▸ **DATA SECTION**
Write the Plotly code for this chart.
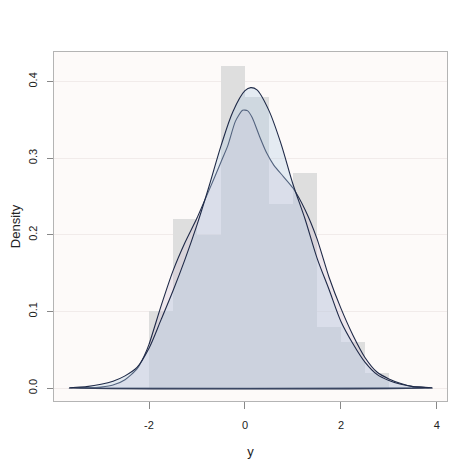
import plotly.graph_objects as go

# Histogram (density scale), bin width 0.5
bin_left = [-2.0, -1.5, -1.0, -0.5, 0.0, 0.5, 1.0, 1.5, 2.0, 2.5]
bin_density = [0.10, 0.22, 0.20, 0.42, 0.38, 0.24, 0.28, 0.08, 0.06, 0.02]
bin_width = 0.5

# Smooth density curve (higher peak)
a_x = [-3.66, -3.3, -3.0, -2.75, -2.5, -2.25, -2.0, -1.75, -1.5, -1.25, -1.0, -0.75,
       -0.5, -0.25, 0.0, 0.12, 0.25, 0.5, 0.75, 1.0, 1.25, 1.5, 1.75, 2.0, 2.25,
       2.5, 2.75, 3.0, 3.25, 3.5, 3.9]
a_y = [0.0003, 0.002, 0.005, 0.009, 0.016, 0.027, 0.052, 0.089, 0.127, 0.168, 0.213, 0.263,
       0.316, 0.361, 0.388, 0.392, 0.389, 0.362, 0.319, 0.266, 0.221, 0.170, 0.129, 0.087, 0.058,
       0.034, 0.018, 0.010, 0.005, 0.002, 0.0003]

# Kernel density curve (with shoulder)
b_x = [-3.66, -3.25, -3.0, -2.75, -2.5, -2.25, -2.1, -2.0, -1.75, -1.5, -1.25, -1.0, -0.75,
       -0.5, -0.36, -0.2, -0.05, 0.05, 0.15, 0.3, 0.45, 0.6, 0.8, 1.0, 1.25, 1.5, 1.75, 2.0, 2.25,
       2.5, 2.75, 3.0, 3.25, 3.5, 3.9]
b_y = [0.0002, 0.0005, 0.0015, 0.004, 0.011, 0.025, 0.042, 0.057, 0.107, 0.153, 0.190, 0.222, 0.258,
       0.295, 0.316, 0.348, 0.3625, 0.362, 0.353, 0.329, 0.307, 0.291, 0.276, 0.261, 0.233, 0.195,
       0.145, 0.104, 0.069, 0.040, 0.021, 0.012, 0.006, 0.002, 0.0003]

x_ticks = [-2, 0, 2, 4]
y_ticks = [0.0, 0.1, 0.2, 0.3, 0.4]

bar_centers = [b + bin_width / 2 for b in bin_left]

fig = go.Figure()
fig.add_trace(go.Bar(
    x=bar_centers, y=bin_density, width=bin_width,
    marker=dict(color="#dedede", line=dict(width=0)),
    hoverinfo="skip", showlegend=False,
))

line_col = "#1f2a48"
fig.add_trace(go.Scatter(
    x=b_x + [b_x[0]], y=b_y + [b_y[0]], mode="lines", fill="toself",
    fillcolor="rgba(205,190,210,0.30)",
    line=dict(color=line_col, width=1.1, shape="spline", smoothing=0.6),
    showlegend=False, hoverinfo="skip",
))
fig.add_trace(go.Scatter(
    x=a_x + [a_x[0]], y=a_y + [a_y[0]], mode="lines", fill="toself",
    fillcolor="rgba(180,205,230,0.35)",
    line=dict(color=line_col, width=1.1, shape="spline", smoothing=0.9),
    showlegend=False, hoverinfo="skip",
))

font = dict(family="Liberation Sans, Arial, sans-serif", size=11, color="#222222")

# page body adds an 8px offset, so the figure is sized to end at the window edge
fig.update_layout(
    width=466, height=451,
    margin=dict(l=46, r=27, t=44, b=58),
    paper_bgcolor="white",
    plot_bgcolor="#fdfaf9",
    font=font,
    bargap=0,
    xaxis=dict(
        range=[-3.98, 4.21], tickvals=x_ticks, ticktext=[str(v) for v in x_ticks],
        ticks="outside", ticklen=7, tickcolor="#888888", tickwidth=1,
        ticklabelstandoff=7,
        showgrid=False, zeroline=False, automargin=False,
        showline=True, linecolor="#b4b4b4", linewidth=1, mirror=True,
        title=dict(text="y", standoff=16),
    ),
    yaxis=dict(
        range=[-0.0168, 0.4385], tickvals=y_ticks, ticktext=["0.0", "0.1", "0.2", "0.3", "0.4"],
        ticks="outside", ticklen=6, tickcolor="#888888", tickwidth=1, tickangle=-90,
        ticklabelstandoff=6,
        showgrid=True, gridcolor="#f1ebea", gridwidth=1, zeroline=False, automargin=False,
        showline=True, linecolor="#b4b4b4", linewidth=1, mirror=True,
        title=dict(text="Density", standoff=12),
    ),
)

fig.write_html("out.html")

▸ **DIRECTIONS FOR THIS TASK**
Skip the pictures and restate exactly the lines from the beginning of the listing to the line with "0.034, 0.018, 0.010, 0.005, 0.002, 0.0003]", that line included.

▸ **RESPONSE BELOW**
Write the Plotly code for this chart.
import plotly.graph_objects as go

# Histogram (density scale), bin width 0.5
bin_left = [-2.0, -1.5, -1.0, -0.5, 0.0, 0.5, 1.0, 1.5, 2.0, 2.5]
bin_density = [0.10, 0.22, 0.20, 0.42, 0.38, 0.24, 0.28, 0.08, 0.06, 0.02]
bin_width = 0.5

# Smooth density curve (higher peak)
a_x = [-3.66, -3.3, -3.0, -2.75, -2.5, -2.25, -2.0, -1.75, -1.5, -1.25, -1.0, -0.75,
       -0.5, -0.25, 0.0, 0.12, 0.25, 0.5, 0.75, 1.0, 1.25, 1.5, 1.75, 2.0, 2.25,
       2.5, 2.75, 3.0, 3.25, 3.5, 3.9]
a_y = [0.0003, 0.002, 0.005, 0.009, 0.016, 0.027, 0.052, 0.089, 0.127, 0.168, 0.213, 0.263,
       0.316, 0.361, 0.388, 0.392, 0.389, 0.362, 0.319, 0.266, 0.221, 0.170, 0.129, 0.087, 0.058,
       0.034, 0.018, 0.010, 0.005, 0.002, 0.0003]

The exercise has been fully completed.